By 1897, Marconi had registered the Wireless Telegraph and Signal Company, Ltd. and with more resources at his disposal, he began his work in earnest, opening a factory the next year and setting to work on increasing the range for transmitting and receiving. The transmitter used at the time was made up of a wooden frame wrapped with two lengths of wiring: one for the transmission mechanism and the other for the antenna and grounding. Early tests of the device's abilities involved sending signals to passing ships and covering the distance from London to Cornwall. In 1899, he made his biggest attempt yet, successfully sending a telegraph signal across the English Channel all the way to France -- a distance of 32 miles.

At the time, multiple wireless transmissions would consistently cancel each other out, rendering the messages incomprehensible. To solve this problem, Marconi developed a system that allowed multiple transmissions from a single device to be sent to various receivers in different locations. It was a remarkable feat at the time and interest in the commercial applications began to grow.

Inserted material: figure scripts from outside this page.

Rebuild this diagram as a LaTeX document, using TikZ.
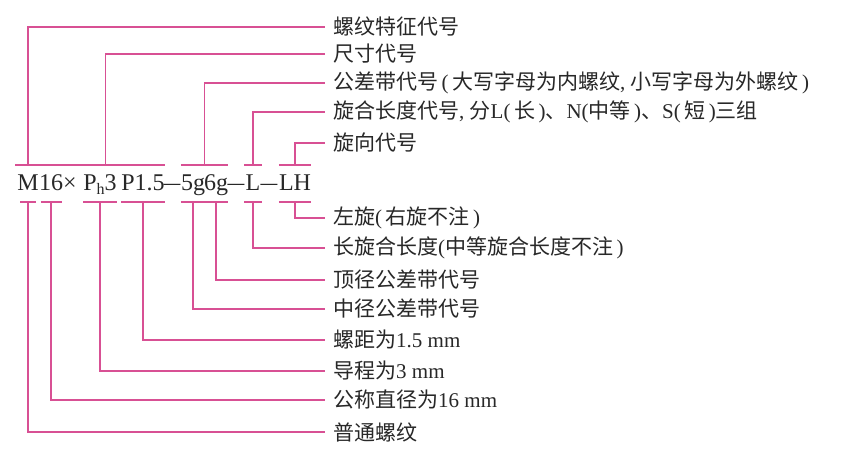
\documentclass[tikz,border=0pt]{standalone}
\usepackage{fontspec}
\setmainfont{Liberation Serif}
\newfontfamily\cjk{Noto Sans CJK SC}
\usetikzlibrary{positioning,calc}
\definecolor{leadpink}{RGB}{216,80,148}
\definecolor{inkgray}{RGB}{40,40,40}
\newcommand{\dashbar}{\scalebox{0.7}[1]{—}}

\begin{document}
\begin{tikzpicture}[x=1pt,y=-1pt,
						part/.style={anchor=base, inner sep=0pt, font=\fontsize{24}{24}\selectfont, text=inkgray},
						note/.style={anchor=west, inner xsep=8pt, inner ysep=0pt, font=\fontsize{21}{23}\selectfont, text=inkgray},
						lead/.style={draw=leadpink, line width=1.2pt}
					]
					\fill[white] (0,0) rectangle (868,449);
					\useasboundingbox (0,0) rectangle (868,449);
					\coordinate (upper) at (0,165);
					\coordinate (lower) at (0,202);
					% the thread code
					\node[part] (m) at (28,191) {M};
					\node[part] (dia) at (51,191) {16};
					\node[part] (cross) at (70,191) {×};
					\node[part] (lead) at (100,191) {P\raisebox{-4pt}{\fontsize{16}{16}\selectfont h}3};
					\node[part] (pitch) at (143,191) {P1.5};
					\node[part] (dasha) at (172,191) {\dashbar};
					\node[part] (pd) at (193,191) {5g};
					\node[part] (cd) at (216,191) {6g};
					\node[part] (dashb) at (236,191) {\dashbar};
					\node[part] (len) at (253,191) {L};
					\node[part] (dashc) at (269,191) {\dashbar};
					\node[part] (hand) at (295,191) {LH};
					% notes above
					\node[note] (feat) at (325,27) {\cjk 螺纹特征代号};
					\node[note] (size) at (325,54) {\cjk 尺寸代号};
					\node[note] (tol) at (325,83) {{\cjk 公差带代号}\,(\,{\cjk 大写字母为内螺纹}, {\cjk 小写字母为外螺纹}\,)};
					\node[note] (engage) at (325,112) {{\cjk 旋合长度代号}, {\cjk 分}L(\,{\cjk 长}\,){\cjk 、}N({\cjk 中等}\,){\cjk 、}S(\,{\cjk 短}\,){\cjk 三组}};
					\node[note] (handnote) at (325,143) {\cjk 旋向代号};
					% notes below
					\node[note] (lefthand) at (325,218) {{\cjk 左旋}(\,{\cjk 右旋不注}\,)};
					\node[note] (longlen) at (325,248) {{\cjk 长旋合长度}({\cjk 中等旋合长度不注}\,)};
					\node[note] (crest) at (325,280) {\cjk 顶径公差带代号};
					\node[note] (pitchtol) at (325,309) {\cjk 中径公差带代号};
					\node[note] (pitchval) at (325,340) {{\cjk 螺距为}1.5 mm};
					\node[note] (leadval) at (325,371) {{\cjk 导程为}3 mm};
					\node[note] (nominal) at (325,400) {{\cjk 公称直径为}16 mm};
					\node[note] (plain) at (325,432) {\cjk 普通螺纹};
					\begin{scope}[lead]
					% brackets above the code
					\draw ([xshift=-2pt]m.west |- upper) -- ([xshift=2pt]m.east |- upper);
					\draw (m.center |- upper) |- (feat);
					\draw ([xshift=-2pt]dia.west |- upper) -- (pitch.east |- upper);
					\draw ($(dia.west |- upper)!0.53!(pitch.east |- upper)$) |- (size);
					\draw (pd.west |- upper) -- (cd.east |- upper);
					\draw ($(pd.west |- upper)!0.5!(cd.east |- upper)$) |- (tol);
					\draw ([xshift=-1pt]len.west |- upper) -- ([xshift=1pt]len.east |- upper);
					\draw (len.center |- upper) |- (engage);
					\draw (hand.west |- upper) -- (hand.east |- upper);
					\draw (hand.center |- upper) |- (handnote);
					% brackets below the code
					\draw (hand.west |- lower) -- (hand.east |- lower);
					\draw (hand.center |- lower) |- (lefthand);
					\draw ([xshift=-1pt]len.west |- lower) -- ([xshift=1pt]len.east |- lower);
					\draw (len.center |- lower) |- (longlen);
					\draw (cd.west |- lower) -- (cd.east |- lower);
					\draw (cd.center |- lower) |- (crest);
					\draw (pd.west |- lower) -- (pd.east |- lower);
					\draw (pd.center |- lower) |- (pitchtol);
					\draw (pitch.west |- lower) -- (pitch.east |- lower);
					\draw (pitch.center |- lower) |- (pitchval);
					\draw (lead.west |- lower) -- (lead.east |- lower);
					\draw (lead.center |- lower) |- (leadval);
					\draw ([xshift=2pt]dia.west |- lower) -- ([xshift=-1pt]dia.east |- lower);
					\draw (dia.center |- lower) |- (nominal);
					\draw ([xshift=3pt]m.west |- lower) -- ([xshift=-3pt]m.east |- lower);
					\draw (m.center |- lower) |- (plain);
					\end{scope}
					\end{tikzpicture}
\end{document}
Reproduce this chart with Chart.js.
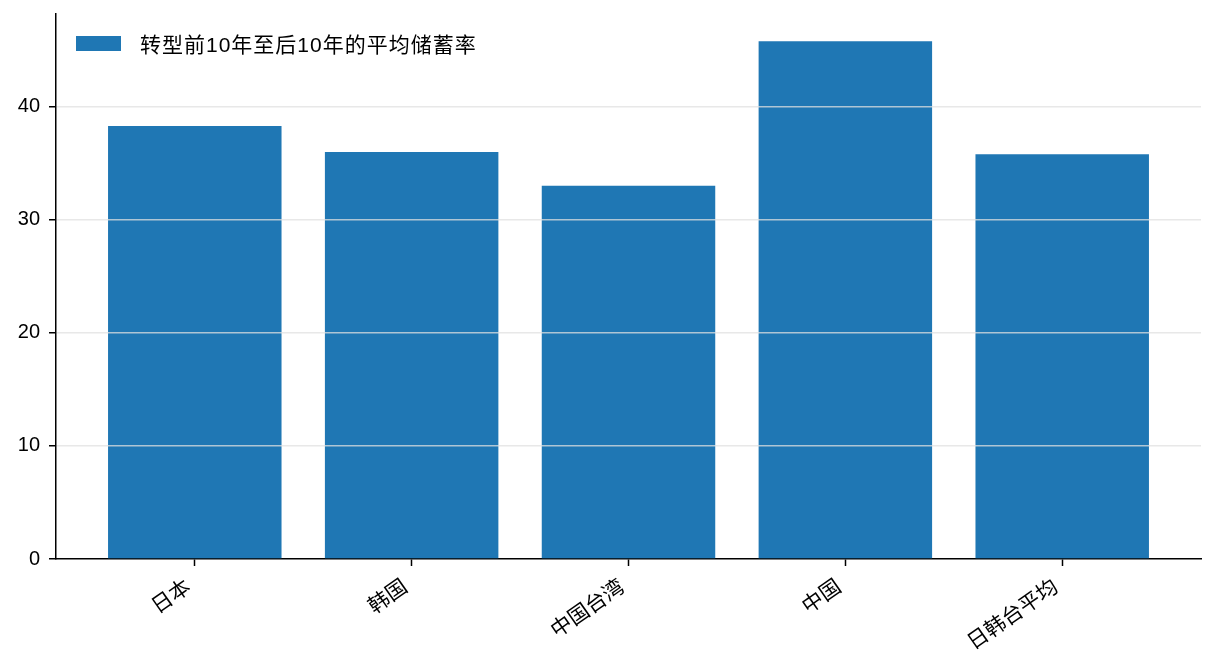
<!DOCTYPE html>
<html>
<head>
<meta charset="utf-8">
<script src="https://cdn.jsdelivr.net/npm/chart.js@4"></script>
<style>
  html, body { margin: 0; padding: 0; background: #fff; }
  #wrap { position: relative; width: 1216px; height: 672px; }
  #legend {
    position: absolute; display: flex; align-items: center;
    font-family: "Liberation Sans", "Noto Sans CJK SC", sans-serif;
    font-size: 21px; letter-spacing: 1px; color: #000; white-space: nowrap;
  }
  #legend .swatch { width: 45px; height: 15px; margin-right: 19px; }
</style>
</head>
<body>
<div id="wrap">
  <canvas id="chart" width="1216" height="672"></canvas>
  <div id="legend"><span class="swatch"></span><span class="label"></span></div>
</div>
<script>
// ===== Data =====
const categories = ['日本', '韩国', '中国台湾', '中国', '日韩台平均'];
const savingRates = [38.3, 36.0, 33.0, 45.8, 35.8];
const seriesLabel = '转型前10年至后10年的平均储蓄率';
const yTicks = [0, 10, 20, 30, 40];

const barColor = '#1f77b4';
const gridColor = 'rgba(224, 224, 224, 0.75)';
const fontFamily = '"Liberation Sans", "Noto Sans CJK SC", sans-serif';

// html legend inside the plot, top-left
const legendEl = document.getElementById('legend');
legendEl.querySelector('.swatch').style.background = barColor;
legendEl.querySelector('.label').textContent = seriesLabel;

const placeLegend = {
    id: 'placeLegend',
    afterRender(chart) {
        const a = chart.chartArea;
        legendEl.style.left = (a.left + 20) + 'px';
        legendEl.style.top = (a.top + 14) + 'px';
    }
};

const ctx = document.getElementById('chart').getContext('2d');
new Chart(ctx, {
    type: 'bar',
    data: {
        datasets: [{
            label: seriesLabel,
            data: categories.map((c, i) => ({ x: i, y: savingRates[i] })),
            backgroundColor: barColor,
            borderWidth: 0,
            barPercentage: 0.8,
            categoryPercentage: 1.0
        }]
    },
    options: {
        responsive: false,
        animation: false,
        layout: { padding: { left: 0, right: 15, top: 14, bottom: 0 } },
        plugins: {
            legend: { display: false },
            tooltip: { enabled: false }
        },
        scales: {
            x: {
                type: 'linear',
                offset: false,
                min: -0.64,
                max: categories.length - 1 + 0.64,
                afterBuildTicks: s => { s.ticks = categories.map((c, i) => ({ value: i })); },
                afterFit: s => { s.height = 113; s.paddingLeft = 0; s.paddingRight = 0; },
                border: { color: '#000', width: 1.5 },
                grid: { offset: false, drawOnChartArea: false, tickColor: '#000', tickLength: 7, tickWidth: 1.5 },
                ticks: {
                    color: '#000',
                    font: { family: fontFamily, size: 21 },
                    padding: 9,
                    labelOffset: -6,
                    autoSkip: false,
                    minRotation: 35,
                    maxRotation: 35,
                    callback: v => categories[v]
                }
            },
            y: {
                min: 0,
                max: 48.2,
                afterBuildTicks: s => { s.ticks = yTicks.map(v => ({ value: v })); },
                afterFit: s => { s.width = 56; s.paddingTop = 0; s.paddingBottom = 0; },
                border: { color: '#000', width: 1.5, z: 1 },
                grid: {
                    z: 1,
                    color: c => (c.tick && c.tick.value === 0) ? 'rgba(0,0,0,0)' : gridColor,
                    lineWidth: 1.5,
                    tickColor: '#000',
                    tickLength: 7,
                    tickWidth: 1.5
                },
                ticks: {
                    color: '#000',
                    font: { family: fontFamily, size: 20 },
                    padding: 9
                }
            }
        }
    },
    plugins: [placeLegend]
});
</script>
</body>
</html>
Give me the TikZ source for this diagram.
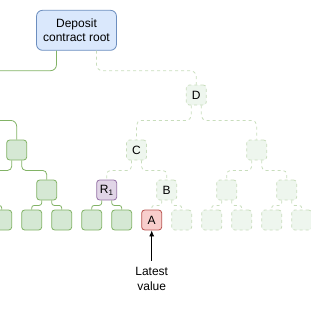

Marconi's Wireless Telegraph Company, Ltd., landed lucky patent number 7777.

Soon after, he changed the name of the company to Marconi's Wireless Telegraph Company, Ltd., landed lucky patent number 7777 and pursued even larger-scale projects, eventually leading to the landmark transmission of the letter "S" across the Atlantic, a distance of 2,100 miles. Many doubted the validity of the first transmission, but several witnesses verified the results of a subsequent test, and so began the era of intercontinental radio communication.

While Marconi was one of many who helped to pioneer wireless communication -- Nikola Tesla was working on similar technology in the US -- he had an unmatched zeal and business savvy that allowed him to widely distribute his ideas and technologies, and to truly influence the world on a grand scale. The lasting effects of Marconi's developments ripple throughout contemporary society. It can be seen in our widespread use of radio, TV and the prized wireless spectrum, which companies today treat as valued, albeit invisible, real estate.